Written problem: For every line in the records that has the word "diagram", make a copy.

***

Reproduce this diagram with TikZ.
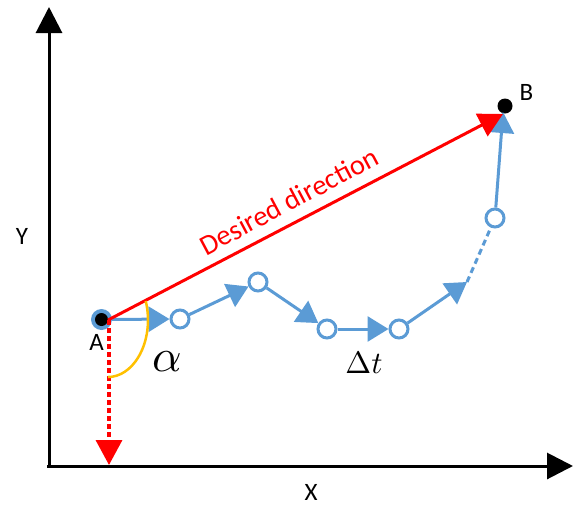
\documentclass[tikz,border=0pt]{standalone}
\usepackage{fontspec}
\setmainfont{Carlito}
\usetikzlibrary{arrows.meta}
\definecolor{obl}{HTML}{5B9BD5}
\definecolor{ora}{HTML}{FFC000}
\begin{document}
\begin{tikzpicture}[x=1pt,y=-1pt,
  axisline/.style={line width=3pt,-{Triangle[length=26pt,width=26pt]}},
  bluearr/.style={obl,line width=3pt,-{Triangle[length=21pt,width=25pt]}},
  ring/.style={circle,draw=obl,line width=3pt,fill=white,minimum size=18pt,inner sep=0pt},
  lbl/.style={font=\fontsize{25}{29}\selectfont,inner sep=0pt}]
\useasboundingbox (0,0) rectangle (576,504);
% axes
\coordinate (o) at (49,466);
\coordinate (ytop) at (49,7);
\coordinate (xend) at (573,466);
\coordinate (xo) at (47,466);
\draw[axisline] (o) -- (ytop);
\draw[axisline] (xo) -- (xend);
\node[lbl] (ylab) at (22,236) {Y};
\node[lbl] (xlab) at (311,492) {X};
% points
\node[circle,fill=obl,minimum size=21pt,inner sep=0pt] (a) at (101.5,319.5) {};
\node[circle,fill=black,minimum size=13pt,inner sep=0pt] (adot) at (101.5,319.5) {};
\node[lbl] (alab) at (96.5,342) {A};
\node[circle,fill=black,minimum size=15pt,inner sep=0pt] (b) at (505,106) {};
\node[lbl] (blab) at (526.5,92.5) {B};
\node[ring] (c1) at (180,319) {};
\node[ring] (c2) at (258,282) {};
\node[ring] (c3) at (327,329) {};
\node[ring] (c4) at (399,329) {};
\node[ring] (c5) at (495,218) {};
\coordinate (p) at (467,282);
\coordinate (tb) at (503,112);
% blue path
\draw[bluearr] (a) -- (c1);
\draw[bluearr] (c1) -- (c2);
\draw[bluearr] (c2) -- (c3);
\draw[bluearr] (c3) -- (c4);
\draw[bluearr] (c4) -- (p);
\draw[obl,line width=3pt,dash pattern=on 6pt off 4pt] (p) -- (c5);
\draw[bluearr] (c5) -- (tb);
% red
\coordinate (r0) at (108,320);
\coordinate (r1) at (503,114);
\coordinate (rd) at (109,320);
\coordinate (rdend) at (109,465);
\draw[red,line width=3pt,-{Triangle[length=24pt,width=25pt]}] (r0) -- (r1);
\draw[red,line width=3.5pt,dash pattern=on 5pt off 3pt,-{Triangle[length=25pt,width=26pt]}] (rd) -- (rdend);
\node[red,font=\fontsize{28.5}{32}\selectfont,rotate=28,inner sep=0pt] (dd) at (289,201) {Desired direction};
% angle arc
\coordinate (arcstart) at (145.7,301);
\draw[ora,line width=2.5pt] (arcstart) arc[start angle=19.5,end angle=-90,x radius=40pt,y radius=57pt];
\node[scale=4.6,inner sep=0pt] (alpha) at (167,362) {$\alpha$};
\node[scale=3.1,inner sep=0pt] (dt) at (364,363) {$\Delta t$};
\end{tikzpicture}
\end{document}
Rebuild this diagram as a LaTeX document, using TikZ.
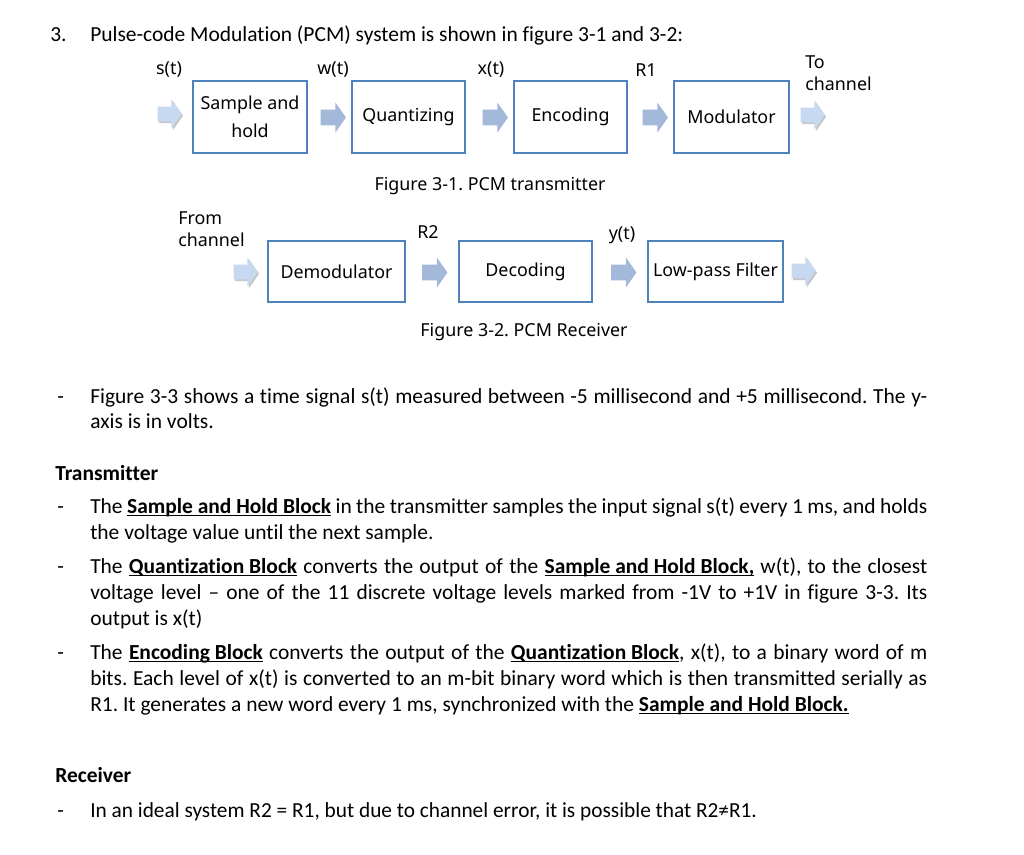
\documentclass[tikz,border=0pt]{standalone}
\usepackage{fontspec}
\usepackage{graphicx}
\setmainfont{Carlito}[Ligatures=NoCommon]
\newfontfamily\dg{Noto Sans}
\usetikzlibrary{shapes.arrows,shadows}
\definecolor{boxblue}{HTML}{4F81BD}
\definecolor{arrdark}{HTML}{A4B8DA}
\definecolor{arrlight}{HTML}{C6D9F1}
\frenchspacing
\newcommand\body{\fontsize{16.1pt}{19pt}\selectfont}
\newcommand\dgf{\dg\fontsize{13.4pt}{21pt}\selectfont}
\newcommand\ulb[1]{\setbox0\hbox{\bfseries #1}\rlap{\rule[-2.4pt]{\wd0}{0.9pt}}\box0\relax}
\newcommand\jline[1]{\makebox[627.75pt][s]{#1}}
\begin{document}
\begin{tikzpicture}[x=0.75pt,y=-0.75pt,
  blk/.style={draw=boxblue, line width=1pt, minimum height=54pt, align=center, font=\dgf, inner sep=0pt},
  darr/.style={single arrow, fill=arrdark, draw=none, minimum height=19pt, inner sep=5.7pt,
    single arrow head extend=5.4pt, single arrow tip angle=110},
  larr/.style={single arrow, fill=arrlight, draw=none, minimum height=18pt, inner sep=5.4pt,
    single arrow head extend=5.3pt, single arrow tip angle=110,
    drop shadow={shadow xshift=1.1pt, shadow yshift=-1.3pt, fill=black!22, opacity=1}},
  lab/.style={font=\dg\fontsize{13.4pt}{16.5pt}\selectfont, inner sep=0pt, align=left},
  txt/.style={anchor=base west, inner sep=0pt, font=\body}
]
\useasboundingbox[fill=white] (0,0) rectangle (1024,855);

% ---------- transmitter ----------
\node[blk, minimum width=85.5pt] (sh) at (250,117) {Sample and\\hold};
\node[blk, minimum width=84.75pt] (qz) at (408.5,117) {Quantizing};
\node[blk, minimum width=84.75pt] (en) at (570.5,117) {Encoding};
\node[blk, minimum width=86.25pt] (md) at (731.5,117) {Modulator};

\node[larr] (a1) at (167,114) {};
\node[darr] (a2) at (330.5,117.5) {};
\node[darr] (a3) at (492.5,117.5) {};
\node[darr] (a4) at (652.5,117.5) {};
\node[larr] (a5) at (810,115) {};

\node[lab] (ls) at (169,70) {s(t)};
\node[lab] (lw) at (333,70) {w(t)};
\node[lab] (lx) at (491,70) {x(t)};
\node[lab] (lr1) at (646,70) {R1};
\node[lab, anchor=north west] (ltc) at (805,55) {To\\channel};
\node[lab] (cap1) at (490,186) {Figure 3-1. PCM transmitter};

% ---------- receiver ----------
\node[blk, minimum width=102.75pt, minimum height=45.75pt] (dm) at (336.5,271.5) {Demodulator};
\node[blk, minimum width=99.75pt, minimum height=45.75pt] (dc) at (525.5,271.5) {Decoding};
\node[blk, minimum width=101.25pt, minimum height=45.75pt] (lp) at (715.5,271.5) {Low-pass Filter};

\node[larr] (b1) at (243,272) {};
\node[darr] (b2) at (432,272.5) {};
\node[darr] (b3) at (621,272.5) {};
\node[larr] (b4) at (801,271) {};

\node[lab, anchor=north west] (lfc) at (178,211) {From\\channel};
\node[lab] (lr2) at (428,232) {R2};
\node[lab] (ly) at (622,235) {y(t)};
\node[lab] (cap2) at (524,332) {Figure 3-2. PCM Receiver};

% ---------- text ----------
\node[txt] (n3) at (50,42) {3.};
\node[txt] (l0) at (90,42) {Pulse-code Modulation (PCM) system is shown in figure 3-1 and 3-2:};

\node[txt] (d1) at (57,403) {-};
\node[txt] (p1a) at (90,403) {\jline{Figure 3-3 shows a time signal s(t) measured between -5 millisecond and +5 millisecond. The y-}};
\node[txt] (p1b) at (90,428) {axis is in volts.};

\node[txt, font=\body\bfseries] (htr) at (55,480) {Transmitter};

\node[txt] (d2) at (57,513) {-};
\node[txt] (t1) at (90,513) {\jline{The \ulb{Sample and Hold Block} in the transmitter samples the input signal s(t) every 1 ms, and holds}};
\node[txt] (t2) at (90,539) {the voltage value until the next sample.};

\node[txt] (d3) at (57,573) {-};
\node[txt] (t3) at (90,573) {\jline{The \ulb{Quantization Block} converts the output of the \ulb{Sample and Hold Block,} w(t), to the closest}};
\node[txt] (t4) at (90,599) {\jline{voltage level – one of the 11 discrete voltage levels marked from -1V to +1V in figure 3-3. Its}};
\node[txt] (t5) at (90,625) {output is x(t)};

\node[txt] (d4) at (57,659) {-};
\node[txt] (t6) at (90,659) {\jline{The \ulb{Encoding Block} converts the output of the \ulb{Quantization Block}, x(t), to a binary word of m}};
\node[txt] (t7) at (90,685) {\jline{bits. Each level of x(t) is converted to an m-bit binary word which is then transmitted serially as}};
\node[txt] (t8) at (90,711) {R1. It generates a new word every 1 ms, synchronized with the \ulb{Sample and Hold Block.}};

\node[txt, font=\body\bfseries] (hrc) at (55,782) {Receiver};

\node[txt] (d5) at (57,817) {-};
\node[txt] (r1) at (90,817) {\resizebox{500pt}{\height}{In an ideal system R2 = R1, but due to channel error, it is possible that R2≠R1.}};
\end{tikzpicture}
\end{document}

***

The solution:
Reproduce this diagram with TikZ.
Rebuild this diagram as a LaTeX document, using TikZ.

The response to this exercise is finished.